- Type: International nursing award
- Awarded for: "To recognise the phenomenal contribution of nurses to humanity".
- Presented by: Aster DM Healthcare
- Reward(s): US$250,000
- Established: 2021
- First award: 2022
- Total: 1
- Total recipients: 1
- Related: Aster DM Healthcare

= Aster Guardians Global Nursing Award =

International award for nursing

The Aster Guardians Global Nursing Award is an international award that recognizes nurses who are deemed to have made exceptional contributions to the field of nursing, and the medical field in general.

==History==
The award was first announced on International Nurses Day in 2021, with the first awards ceremony scheduled for May 12, 2022. According to Aster DM Healthcare founder Azad Moopen, the global shortage of nurses was one of the motivating factors for the creation of the prize.

The first award was granted to Anna Qabale Duba, a Kenyan nurse who was recognized for her community work on behalf of girls education and against female genital mutilation and early marriage. After winning the prize, Duba used the prize money to construct a school in Kenya.

World Health Organization director Dr. Tedros Adhanom Ghebreyesus appeared at the inauguration of the award and spoke on the importance of recognizing nurses.

The 10 finalists for the 2023 competition were selected from 52,000 entries from 202 countries, and included nurses from Ireland, Panama, Singapore, Kenya, England, the Philippines, Portugal, Tanzania, and the United Arab Emirates.

The 2023 award ceremony took place in London, England. The award went to Margaret Shepherd, a nurse from England, for her work with genetic diabetes. Shepherd established a national network of genetic diabetes nurses to raise awareness about genetic diabetes, a condition with a high rate of misdiagnosis.

== Selection process ==
The award is open to professional nurses worldwide, who either apply themselves or are nominated by others. The initial pool of candidates is screened by Ernst & Young, who narrow the list according to quality standards. Candidates are nominated according to their contributions in five areas; patient care, nursing leadership, nursing education, social or community service, and research or innovation.

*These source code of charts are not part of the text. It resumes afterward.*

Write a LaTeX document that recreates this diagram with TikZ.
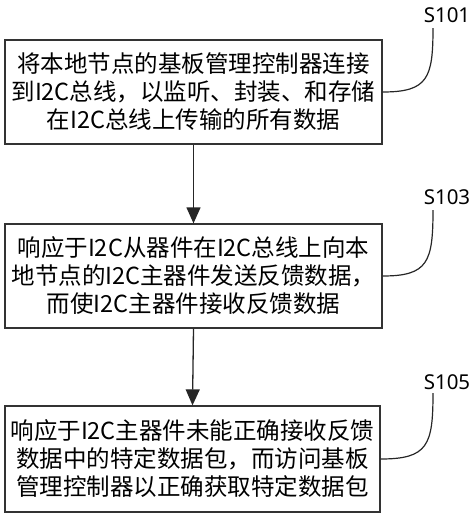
\documentclass[tikz,border=0pt]{standalone}
\usepackage{fontspec}
\setmainfont{Noto Sans CJK SC}
\newfontfamily\labfont{Noto Sans}
\usetikzlibrary{arrows.meta}
\begin{document}
\begin{tikzpicture}[x=1pt,y=-1pt,
  stepbox/.style={draw=black!80, line width=1.3pt, minimum width=377pt, minimum height=104pt, align=center, inner sep=0pt, font=\fontsize{23.5}{28}\selectfont},
  steplabel/.style={font=\labfont\fontsize{20.5}{22}\selectfont, inner sep=0pt},
  flow/.style={line width=1.3pt, draw=black!85, -{Triangle[width=14pt,length=16pt]}},
  lead/.style={line width=1.2pt, draw=black!85}]
\useasboundingbox (0,0) rectangle (474,517);
\node[stepbox] (b1) at (193.5,92) {将本地节点的基板管理控制器连接\\到I2C总线，以监听、封装、和存储\\在I2C总线上传输的所有数据};
\node[stepbox] (b2) at (193.5,276) {响应于I2C从器件在I2C总线上向本\\地节点的I2C主器件发送反馈数据，\\而使I2C主器件接收反馈数据};
\node[stepbox, minimum width=375pt, minimum height=106pt] (b3) at (192.5,459) {响应于I2C主器件未能正确接收反馈\\数据中的特定数据包，而访问基板\\管理控制器以正确获取特定数据包};
\node[steplabel] (l1) at (447,15) {S101};
\node[steplabel] (l2) at (447,197) {S103};
\node[steplabel] (l3) at (447,382) {S105};
\coordinate (e1) at (433,28);
\coordinate (e2) at (433,210);
\coordinate (e3) at (433,393);
\draw[flow] (b1.south) -- (b2.north);
\draw[flow] (b2.south) -- (b3.north);
\draw[lead] (b1.east) .. controls (428,92) and (433,78) .. (e1);
\draw[lead] (b2.east) .. controls (428,276) and (433,262) .. (e2);
\draw[lead] (b3.east) .. controls (428,459) and (433,445) .. (e3);
\end{tikzpicture}
\end{document}
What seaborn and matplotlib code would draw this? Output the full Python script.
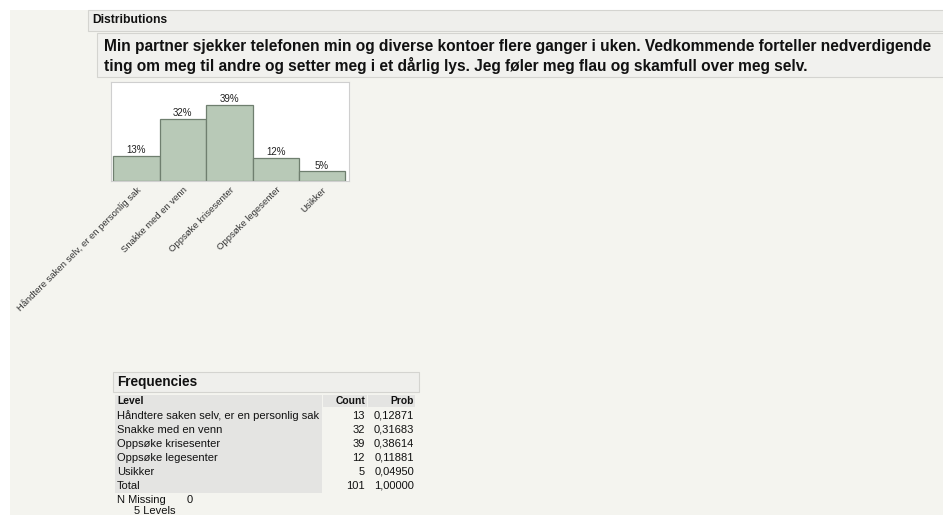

A grand jury then selects 10 finalists from the shortlisted candidates. The 10 finalists then participate in a panel discussion with the grand jury, and the winner is chosen by means of a public vote. Winners of the 2022 selection process were chosen from approximately 24,000 nurses.

==Award description==
The main award is a trophy bearing the emblem of the award. The 9 other finalists receive honorary plaques. The winner of the award receives a cash prize of $250,000 US dollars, while the nine other finalists receive a prize of $5,000 each.